*GIVEN TASK*
Repeat the line that contains "Rebuild this chart as a Python", the line that contains "plt.rcParams['font.family'] = ['Roboto', 'Noto", and all lines between them, exactly and with no other lines.

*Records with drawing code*
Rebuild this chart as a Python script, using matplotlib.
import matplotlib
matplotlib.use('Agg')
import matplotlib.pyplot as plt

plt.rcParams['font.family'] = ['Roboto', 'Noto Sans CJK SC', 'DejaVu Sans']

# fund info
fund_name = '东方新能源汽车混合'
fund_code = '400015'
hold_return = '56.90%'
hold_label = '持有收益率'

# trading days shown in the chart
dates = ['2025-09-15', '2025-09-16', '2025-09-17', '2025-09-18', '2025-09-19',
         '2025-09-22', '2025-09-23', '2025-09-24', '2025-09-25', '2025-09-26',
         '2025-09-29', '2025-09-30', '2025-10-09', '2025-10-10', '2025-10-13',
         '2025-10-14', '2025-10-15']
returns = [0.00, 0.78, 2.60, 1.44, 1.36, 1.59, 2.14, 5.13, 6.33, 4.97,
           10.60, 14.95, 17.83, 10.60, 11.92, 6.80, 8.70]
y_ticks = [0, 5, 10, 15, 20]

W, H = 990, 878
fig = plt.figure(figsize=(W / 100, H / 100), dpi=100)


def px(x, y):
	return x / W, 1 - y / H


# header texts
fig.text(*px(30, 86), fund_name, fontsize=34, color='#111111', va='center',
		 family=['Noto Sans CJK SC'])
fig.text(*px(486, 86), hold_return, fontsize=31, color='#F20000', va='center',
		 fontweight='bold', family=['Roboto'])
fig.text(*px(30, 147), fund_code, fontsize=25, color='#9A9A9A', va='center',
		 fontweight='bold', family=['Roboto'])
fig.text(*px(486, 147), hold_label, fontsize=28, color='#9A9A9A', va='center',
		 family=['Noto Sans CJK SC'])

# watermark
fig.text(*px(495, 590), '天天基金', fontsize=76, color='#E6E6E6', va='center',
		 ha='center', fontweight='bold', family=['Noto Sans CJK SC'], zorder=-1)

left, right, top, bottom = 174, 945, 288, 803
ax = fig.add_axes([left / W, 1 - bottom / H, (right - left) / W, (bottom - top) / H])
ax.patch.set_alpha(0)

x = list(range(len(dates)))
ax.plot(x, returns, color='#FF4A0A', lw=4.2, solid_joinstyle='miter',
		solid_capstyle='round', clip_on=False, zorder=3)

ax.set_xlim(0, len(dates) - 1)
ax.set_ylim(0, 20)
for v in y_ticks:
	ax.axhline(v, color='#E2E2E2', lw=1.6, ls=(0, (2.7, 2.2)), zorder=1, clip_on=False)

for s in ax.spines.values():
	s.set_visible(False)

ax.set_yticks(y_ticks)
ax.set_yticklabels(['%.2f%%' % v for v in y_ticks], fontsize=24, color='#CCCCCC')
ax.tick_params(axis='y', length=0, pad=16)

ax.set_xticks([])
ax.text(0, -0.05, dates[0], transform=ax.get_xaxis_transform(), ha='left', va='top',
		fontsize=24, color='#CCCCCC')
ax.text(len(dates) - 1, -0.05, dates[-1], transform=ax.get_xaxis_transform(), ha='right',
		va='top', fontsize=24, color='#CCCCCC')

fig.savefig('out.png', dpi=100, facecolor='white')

--

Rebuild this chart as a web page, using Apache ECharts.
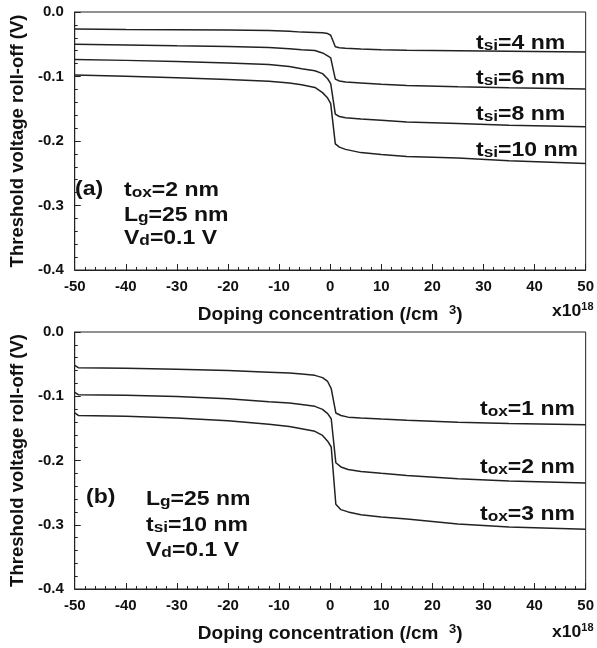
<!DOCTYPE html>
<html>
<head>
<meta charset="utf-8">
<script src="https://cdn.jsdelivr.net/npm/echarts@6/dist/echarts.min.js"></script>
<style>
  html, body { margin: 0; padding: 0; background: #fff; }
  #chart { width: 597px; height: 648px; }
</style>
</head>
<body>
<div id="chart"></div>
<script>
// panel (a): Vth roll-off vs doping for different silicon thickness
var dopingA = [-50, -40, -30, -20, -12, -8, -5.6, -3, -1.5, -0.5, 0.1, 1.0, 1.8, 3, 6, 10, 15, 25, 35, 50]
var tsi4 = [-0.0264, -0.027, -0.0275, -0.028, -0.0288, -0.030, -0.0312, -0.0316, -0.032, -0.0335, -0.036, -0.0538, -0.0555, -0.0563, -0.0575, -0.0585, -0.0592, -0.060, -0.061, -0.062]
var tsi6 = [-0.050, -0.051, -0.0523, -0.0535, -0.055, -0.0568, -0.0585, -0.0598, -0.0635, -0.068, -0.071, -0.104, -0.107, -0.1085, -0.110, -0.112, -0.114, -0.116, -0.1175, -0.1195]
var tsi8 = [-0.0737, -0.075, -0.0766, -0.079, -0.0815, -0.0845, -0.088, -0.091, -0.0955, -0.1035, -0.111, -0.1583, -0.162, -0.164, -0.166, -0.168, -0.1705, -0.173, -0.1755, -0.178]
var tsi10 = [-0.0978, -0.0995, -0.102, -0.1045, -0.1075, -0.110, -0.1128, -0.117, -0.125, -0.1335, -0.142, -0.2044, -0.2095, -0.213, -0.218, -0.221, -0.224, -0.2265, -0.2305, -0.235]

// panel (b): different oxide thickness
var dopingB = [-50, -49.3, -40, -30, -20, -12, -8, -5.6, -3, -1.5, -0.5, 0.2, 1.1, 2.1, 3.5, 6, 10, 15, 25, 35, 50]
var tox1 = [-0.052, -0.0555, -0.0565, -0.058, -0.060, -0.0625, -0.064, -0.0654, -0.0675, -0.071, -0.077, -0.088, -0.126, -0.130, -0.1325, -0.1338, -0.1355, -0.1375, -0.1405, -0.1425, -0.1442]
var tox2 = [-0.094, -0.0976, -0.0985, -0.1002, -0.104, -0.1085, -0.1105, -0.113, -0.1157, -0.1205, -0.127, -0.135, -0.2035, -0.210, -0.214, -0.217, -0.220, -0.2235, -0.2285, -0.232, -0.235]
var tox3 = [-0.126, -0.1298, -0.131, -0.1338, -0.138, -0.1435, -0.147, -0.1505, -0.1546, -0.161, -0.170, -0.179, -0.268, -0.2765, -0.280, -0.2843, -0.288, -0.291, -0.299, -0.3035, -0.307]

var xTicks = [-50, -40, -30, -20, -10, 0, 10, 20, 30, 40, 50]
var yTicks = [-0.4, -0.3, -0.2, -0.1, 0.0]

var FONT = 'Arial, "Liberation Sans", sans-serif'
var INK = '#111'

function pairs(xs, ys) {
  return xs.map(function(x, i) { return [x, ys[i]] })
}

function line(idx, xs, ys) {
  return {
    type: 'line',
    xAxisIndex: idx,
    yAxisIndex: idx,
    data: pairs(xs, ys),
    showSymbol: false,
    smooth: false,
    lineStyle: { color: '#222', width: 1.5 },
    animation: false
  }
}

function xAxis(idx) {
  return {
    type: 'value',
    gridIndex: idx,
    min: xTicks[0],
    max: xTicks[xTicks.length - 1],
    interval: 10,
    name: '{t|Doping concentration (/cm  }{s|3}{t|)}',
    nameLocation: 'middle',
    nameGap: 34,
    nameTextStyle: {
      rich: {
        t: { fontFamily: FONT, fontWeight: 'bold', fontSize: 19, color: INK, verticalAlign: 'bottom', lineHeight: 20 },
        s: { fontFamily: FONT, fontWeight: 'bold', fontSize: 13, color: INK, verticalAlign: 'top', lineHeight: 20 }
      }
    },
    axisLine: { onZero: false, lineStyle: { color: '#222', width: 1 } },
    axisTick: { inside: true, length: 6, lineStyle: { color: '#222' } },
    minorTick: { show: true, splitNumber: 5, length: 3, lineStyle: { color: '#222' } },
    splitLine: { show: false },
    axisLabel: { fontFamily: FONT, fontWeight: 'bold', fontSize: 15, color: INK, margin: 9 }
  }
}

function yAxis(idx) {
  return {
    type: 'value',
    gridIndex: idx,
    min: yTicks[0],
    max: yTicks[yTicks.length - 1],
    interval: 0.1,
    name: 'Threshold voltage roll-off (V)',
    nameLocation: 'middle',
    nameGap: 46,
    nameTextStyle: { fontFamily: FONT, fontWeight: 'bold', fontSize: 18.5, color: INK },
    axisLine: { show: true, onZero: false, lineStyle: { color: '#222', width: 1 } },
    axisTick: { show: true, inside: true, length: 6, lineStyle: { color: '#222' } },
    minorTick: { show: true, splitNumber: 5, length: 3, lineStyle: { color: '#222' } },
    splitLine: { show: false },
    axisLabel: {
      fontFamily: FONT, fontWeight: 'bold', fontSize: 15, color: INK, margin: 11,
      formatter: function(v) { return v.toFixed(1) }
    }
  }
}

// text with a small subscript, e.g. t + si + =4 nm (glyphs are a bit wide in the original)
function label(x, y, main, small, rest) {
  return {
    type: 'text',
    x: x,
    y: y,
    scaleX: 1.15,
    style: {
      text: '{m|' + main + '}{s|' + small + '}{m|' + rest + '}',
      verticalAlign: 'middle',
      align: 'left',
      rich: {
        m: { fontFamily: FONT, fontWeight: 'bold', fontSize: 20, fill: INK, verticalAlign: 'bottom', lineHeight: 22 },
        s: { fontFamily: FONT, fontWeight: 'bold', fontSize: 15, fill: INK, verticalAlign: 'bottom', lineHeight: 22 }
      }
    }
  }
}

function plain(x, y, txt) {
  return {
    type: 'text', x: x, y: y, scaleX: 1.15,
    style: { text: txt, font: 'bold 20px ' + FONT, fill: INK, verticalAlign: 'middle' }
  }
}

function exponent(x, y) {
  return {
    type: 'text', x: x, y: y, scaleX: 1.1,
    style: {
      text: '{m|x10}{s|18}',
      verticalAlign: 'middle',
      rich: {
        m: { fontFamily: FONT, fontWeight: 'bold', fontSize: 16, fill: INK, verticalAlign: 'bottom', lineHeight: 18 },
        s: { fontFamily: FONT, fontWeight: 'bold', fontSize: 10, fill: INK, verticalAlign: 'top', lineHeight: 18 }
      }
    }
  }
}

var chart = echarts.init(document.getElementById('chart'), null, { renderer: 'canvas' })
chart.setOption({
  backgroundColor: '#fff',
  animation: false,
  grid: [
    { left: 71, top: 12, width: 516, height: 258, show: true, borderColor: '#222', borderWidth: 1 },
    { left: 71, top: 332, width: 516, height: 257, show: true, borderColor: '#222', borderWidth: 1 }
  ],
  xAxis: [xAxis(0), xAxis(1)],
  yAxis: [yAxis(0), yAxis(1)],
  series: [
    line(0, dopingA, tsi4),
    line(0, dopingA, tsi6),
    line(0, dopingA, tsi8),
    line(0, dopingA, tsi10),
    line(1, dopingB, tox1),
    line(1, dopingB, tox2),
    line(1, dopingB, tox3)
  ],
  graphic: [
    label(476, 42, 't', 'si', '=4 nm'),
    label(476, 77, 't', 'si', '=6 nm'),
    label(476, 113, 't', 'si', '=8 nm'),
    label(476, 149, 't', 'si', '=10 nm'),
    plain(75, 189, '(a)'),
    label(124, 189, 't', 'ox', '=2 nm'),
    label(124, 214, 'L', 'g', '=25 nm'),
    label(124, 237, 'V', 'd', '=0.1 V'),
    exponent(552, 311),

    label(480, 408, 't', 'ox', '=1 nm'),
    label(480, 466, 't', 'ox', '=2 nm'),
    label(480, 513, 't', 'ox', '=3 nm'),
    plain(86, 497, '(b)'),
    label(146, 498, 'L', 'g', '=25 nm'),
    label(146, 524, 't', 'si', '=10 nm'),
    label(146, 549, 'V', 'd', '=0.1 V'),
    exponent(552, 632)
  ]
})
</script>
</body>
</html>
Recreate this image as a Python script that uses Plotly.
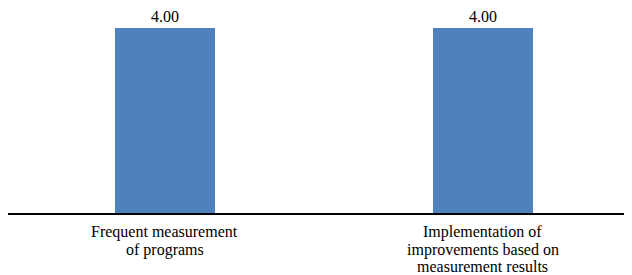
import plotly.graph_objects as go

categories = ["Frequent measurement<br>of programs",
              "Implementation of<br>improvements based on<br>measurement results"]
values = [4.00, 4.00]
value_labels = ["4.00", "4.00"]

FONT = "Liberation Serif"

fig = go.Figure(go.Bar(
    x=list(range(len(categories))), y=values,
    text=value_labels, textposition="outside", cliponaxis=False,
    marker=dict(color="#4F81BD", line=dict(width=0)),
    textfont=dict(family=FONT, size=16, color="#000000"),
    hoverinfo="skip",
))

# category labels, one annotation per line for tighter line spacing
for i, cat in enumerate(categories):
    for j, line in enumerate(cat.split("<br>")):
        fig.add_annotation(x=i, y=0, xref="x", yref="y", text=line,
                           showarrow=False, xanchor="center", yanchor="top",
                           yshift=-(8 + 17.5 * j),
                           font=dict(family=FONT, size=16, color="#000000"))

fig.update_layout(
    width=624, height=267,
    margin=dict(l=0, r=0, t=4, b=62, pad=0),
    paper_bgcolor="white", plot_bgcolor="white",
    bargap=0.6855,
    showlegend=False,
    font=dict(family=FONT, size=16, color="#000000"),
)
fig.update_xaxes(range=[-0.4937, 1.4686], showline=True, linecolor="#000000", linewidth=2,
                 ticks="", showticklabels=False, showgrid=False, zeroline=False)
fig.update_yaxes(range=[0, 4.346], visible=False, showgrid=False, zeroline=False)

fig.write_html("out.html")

==

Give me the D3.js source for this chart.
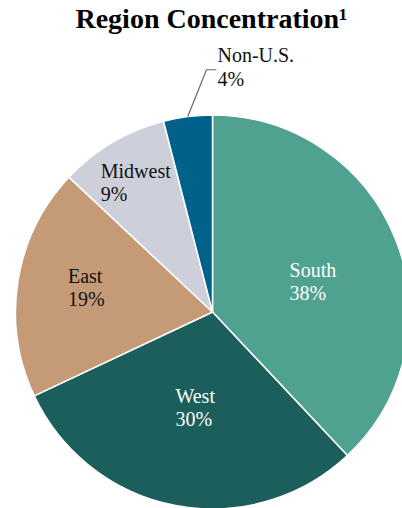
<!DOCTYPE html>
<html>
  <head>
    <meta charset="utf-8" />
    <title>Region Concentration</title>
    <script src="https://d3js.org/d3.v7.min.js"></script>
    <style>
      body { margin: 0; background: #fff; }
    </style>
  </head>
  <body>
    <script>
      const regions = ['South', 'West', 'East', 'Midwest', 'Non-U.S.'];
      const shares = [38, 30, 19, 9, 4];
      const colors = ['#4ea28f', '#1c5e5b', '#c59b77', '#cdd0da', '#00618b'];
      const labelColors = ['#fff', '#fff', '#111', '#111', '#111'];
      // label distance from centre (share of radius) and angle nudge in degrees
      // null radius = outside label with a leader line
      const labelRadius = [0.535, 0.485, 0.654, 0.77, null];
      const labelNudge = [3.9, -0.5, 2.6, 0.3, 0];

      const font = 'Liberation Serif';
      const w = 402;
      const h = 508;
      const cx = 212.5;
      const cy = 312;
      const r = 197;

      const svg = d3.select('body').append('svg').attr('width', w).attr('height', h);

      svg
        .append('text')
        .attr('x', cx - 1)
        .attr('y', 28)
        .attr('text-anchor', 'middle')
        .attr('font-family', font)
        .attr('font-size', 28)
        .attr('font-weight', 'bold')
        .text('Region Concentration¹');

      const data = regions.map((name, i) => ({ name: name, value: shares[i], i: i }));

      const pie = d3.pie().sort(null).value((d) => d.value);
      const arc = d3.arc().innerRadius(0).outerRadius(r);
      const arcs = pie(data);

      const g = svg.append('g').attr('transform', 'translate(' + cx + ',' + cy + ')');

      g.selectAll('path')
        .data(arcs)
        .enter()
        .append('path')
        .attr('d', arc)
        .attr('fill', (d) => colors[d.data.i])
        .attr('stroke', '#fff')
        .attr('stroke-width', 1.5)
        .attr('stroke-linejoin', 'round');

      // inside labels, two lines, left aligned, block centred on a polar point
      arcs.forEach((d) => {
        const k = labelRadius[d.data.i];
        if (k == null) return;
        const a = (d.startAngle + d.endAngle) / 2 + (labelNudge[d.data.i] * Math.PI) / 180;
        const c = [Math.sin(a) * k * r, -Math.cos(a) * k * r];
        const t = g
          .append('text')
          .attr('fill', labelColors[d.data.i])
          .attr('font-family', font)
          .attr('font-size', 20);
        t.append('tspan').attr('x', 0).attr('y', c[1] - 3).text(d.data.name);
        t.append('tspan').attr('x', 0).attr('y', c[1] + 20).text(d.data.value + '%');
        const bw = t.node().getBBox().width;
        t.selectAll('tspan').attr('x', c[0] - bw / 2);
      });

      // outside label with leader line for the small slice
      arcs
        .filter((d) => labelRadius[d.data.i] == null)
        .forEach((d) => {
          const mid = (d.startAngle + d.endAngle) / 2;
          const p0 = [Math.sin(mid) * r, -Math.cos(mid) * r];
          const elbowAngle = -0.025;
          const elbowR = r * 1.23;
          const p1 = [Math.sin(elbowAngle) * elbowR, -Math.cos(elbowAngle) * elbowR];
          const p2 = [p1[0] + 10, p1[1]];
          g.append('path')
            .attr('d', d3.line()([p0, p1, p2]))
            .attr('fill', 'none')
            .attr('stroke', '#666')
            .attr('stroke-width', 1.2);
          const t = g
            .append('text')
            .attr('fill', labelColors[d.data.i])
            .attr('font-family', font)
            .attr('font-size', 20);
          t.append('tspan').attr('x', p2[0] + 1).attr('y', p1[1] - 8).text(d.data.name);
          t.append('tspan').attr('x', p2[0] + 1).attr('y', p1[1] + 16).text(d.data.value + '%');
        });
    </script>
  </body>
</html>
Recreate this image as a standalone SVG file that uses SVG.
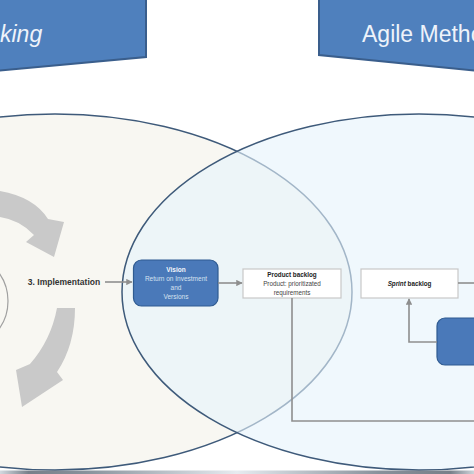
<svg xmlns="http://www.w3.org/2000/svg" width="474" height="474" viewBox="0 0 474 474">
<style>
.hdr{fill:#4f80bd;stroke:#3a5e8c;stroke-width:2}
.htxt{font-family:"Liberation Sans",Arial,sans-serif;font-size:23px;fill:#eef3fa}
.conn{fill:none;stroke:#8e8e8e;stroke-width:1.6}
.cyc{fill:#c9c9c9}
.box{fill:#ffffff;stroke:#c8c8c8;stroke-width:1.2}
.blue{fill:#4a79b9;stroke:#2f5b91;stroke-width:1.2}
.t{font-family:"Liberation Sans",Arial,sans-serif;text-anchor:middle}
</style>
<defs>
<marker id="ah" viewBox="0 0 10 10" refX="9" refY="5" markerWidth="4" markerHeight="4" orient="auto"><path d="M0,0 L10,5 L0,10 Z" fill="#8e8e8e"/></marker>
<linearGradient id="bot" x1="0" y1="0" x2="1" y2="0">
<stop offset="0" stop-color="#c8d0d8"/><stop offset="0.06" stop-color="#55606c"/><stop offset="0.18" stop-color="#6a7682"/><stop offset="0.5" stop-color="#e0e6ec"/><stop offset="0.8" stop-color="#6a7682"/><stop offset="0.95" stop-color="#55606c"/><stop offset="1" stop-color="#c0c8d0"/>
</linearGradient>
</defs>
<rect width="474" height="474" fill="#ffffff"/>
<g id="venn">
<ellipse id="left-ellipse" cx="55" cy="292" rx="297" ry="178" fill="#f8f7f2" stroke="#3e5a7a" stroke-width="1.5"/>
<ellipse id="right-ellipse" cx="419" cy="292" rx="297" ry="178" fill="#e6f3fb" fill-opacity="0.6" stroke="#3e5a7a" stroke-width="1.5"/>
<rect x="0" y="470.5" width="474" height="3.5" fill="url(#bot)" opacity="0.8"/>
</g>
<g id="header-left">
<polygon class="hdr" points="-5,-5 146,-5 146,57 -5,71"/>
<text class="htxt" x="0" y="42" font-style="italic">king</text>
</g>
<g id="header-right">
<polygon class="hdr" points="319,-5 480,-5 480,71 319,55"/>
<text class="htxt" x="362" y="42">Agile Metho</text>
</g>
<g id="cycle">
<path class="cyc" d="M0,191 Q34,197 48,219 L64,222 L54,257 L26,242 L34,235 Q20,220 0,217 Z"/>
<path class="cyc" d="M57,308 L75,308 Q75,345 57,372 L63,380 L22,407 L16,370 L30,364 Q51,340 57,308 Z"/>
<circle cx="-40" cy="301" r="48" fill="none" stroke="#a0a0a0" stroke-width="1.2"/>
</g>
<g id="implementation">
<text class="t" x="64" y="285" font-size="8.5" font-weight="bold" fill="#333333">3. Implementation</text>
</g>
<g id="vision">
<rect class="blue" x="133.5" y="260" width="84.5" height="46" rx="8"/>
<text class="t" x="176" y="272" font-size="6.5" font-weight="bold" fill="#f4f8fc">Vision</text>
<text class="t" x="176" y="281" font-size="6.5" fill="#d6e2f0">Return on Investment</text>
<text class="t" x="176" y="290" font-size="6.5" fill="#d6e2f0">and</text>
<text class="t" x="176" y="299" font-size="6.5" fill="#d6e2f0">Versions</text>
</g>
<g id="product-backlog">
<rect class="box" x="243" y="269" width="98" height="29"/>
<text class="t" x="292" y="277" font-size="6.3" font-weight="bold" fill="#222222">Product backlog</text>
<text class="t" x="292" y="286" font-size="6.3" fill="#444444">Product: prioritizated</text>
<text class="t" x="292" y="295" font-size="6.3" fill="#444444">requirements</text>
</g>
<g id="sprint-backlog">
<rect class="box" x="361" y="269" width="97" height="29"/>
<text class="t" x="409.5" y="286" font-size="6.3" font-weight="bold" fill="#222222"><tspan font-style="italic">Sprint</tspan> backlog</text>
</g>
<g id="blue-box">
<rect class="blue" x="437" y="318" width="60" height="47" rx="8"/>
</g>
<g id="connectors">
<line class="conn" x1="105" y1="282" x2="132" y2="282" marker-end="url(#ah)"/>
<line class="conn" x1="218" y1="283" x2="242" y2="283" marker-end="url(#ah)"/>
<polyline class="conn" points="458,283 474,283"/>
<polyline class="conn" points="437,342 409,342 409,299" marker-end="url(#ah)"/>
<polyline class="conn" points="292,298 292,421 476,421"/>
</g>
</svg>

*ANSWER TO THE TASK*
Rebuild this chart as a Python script, using matplotlib.
import matplotlib
matplotlib.use('Agg')
import matplotlib.pyplot as plt

plt.rcParams['font.family'] = ['Roboto', 'Noto Sans CJK SC', 'DejaVu Sans']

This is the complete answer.